I was filling a glass of water in the kitchen and slowly turned off the faucet and looked down at the boy standing beneath me.

“Bampf, Daddy!” He repeated, holding something up in the air in front of his face. He beamed proudly and spun the item between his fingers like a jewel in the sunlight.

“Excuse me?” I looked more closely at what he was holding between his thumb and forefinger. “Oh! I see. Gideon, you found a feather!” This was not unexpected. His sisters had just recently been involved in something of a pillow fight in the living room. If we worked hard, we could probably reconstruct two or three whole geese from the feathers strewn about house.

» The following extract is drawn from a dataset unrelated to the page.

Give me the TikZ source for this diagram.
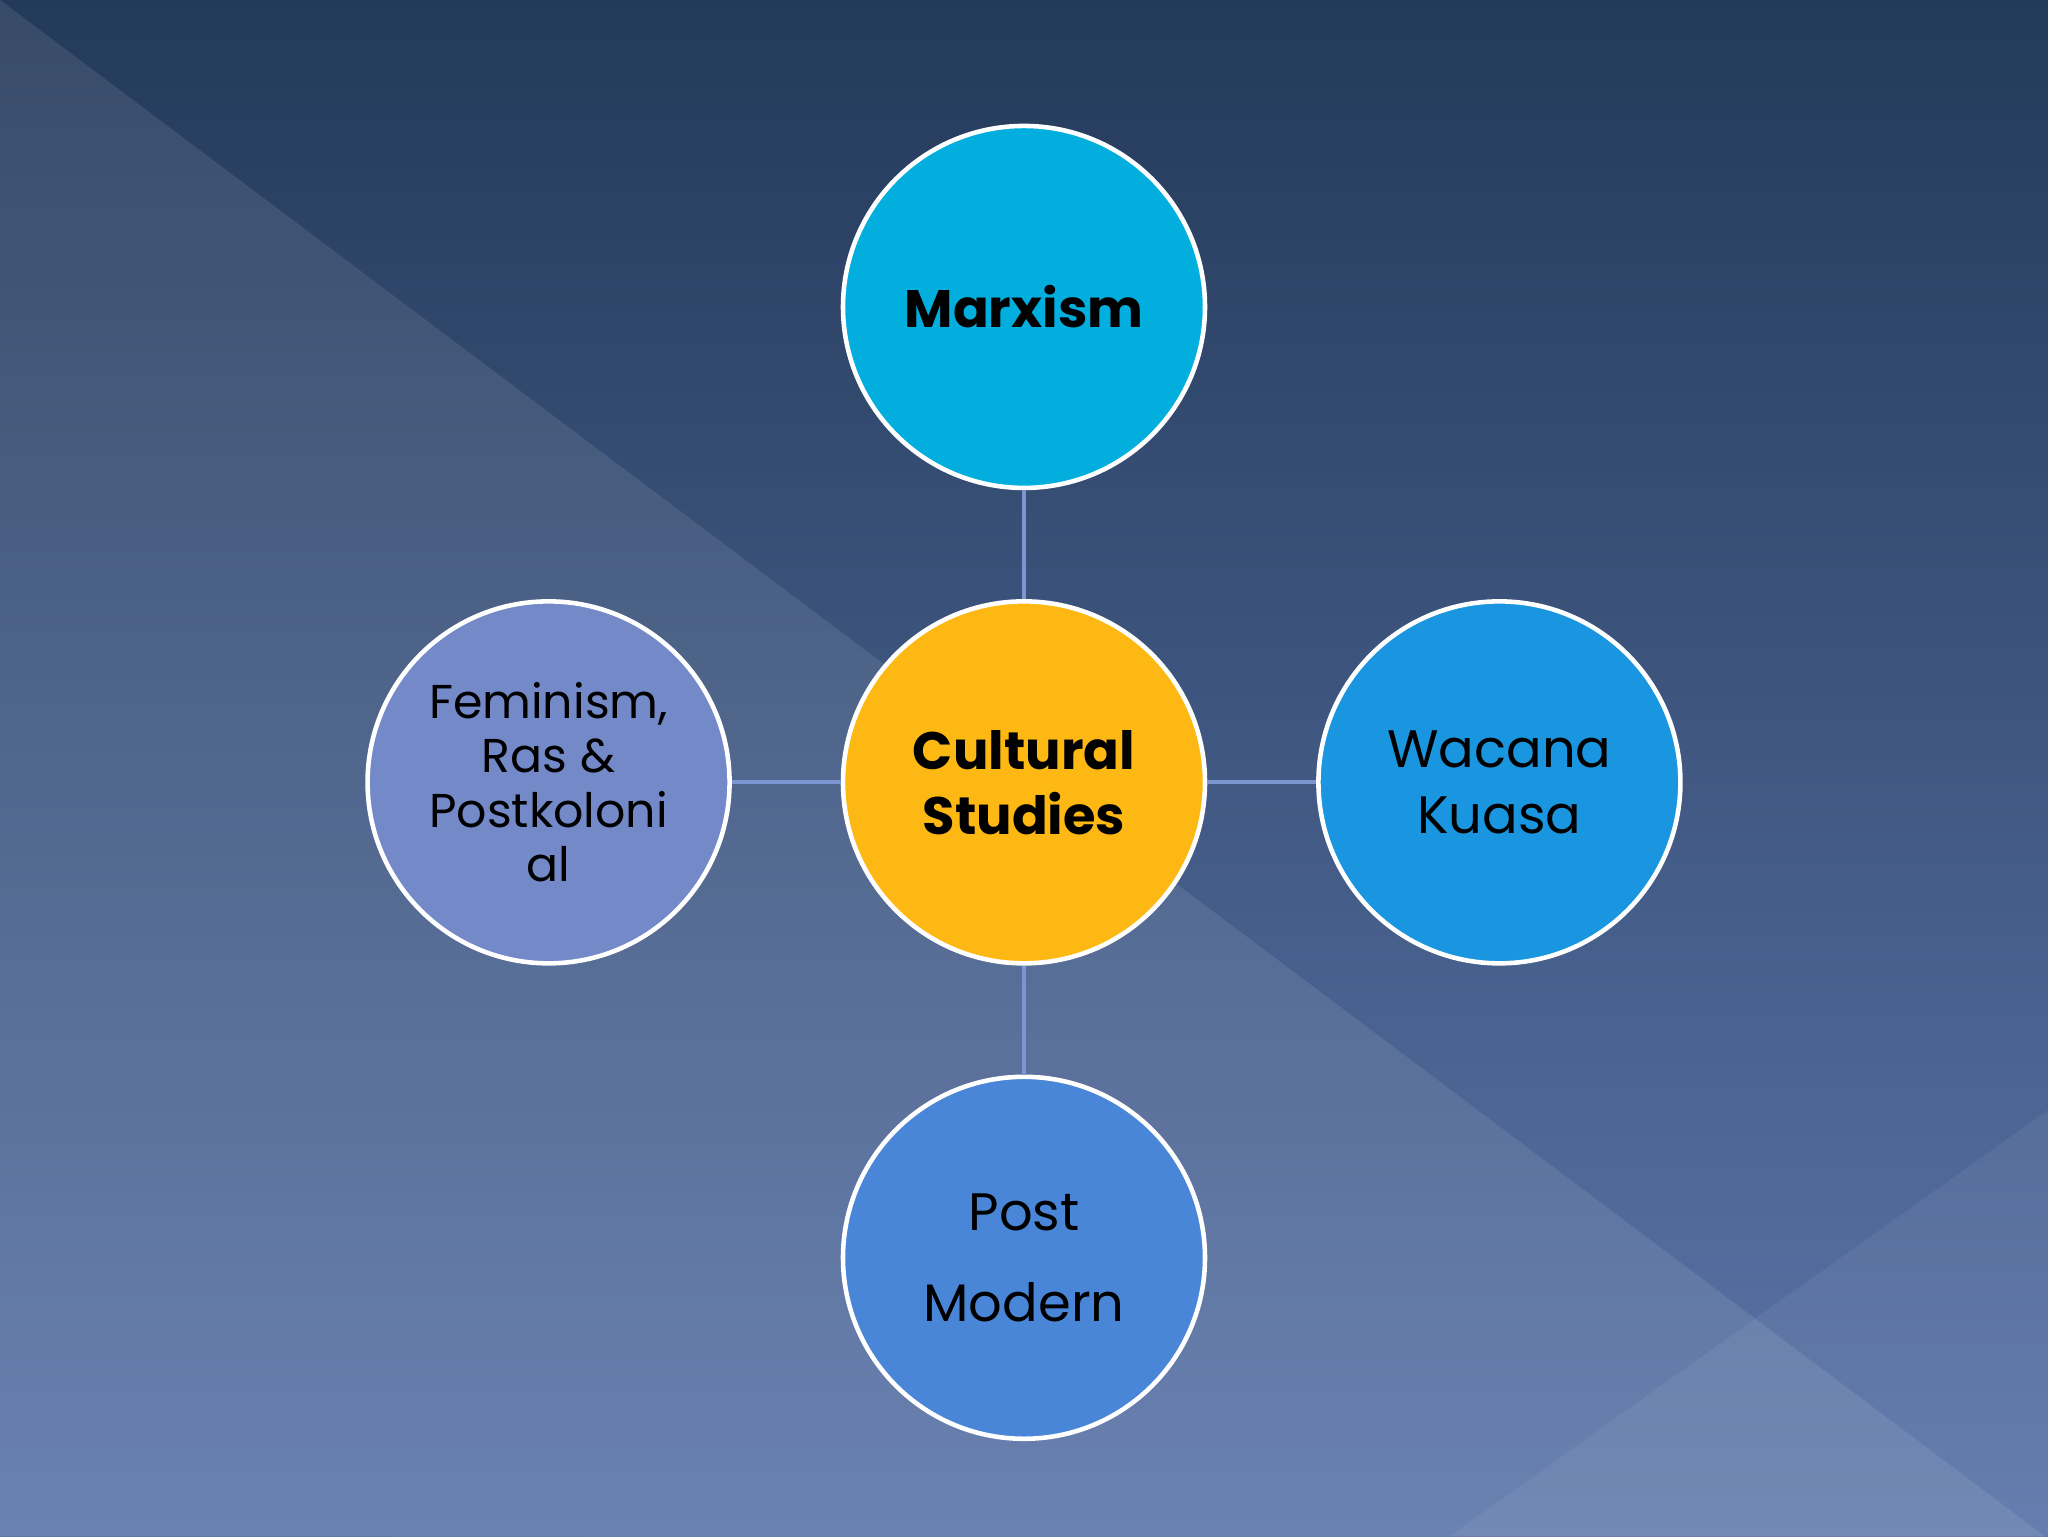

The little boy nodded in recognition of the word “Feather” and then, perhaps on accident, let the tiny delicate object fall free from his fingers and drift slowly down to the floor.

“Aren’t feathers amazing?” I asked him as we both marveled at its beautiful dance through the air. It quietly landed on the kitchen tiles. “They are so beautiful and soft. You should touch it with your face and feel how soft it is.”

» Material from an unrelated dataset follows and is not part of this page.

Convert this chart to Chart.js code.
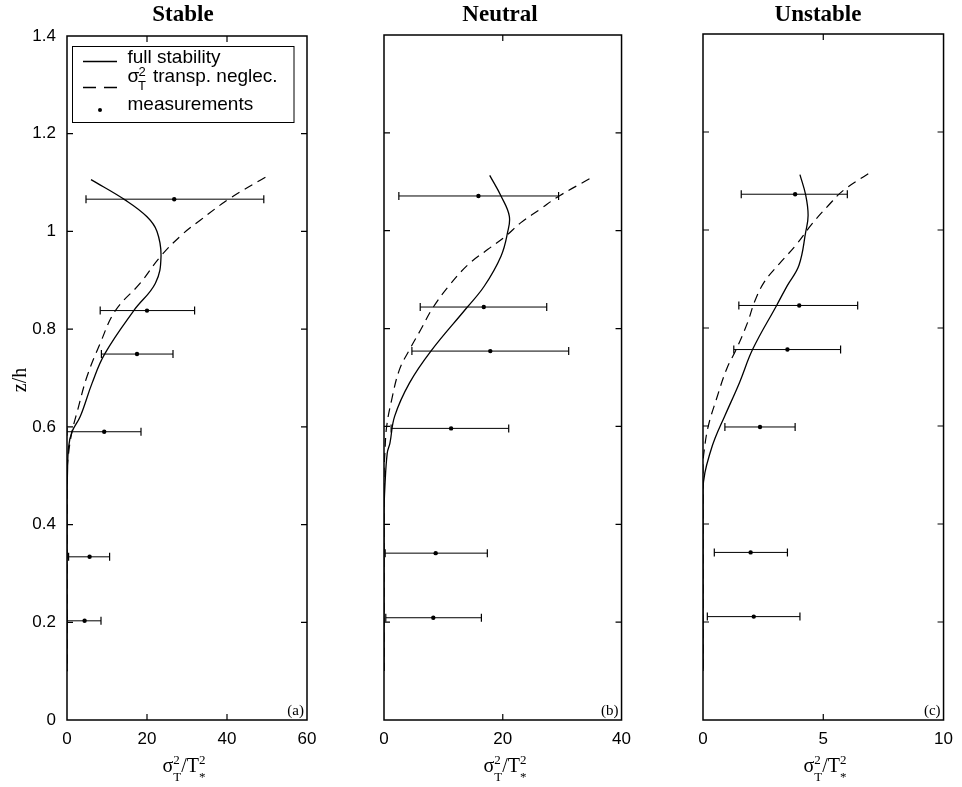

He blinked up at me for a few seconds, as if it was taking longer than usual for my words to work their way into his ears. He was pondering some deep truth, maybe considering whether his father truly was familiar with this mysterious object, or if he was simply being tricked.

“I’m not kidding,” I said. “Touch it with your cheek and see. It’s very soft.”

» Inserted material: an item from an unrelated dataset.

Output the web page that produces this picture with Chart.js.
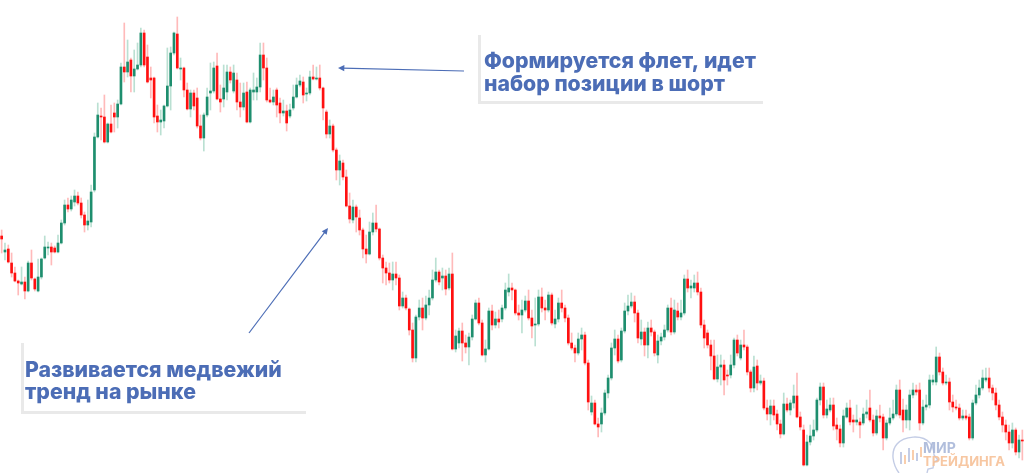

He looked down again at the feather laying on the floor, took a deep breath, and then quickly dropped down to his knees to pick it up. Or so I thought, because it turns out he didn’t pick it up. before I had a chance to react he kept on going and slammed his face into kitchen floor.

WHAM! He shook his head in shock, and then proceeded to do it two more times before I was able to break away from my own surprise and lunged to stop him. “Gideon! Gideon, stop it! That’s ridiculous. Stop hitting your head against the floor. Pick the feather up first, you little weirdo!”

He looked at me, and then glanced back down at the floor. He turned his head around the room and shrugged, “Where’d’t go?”

I shrugged back. “I don’t know.” I leaned against the refrigerator and sighed. “But you know, maybe it’s for the best. I think feathers are a bit too dangerous for you right now. Let’s wait ten or twelve years and try again, okay?”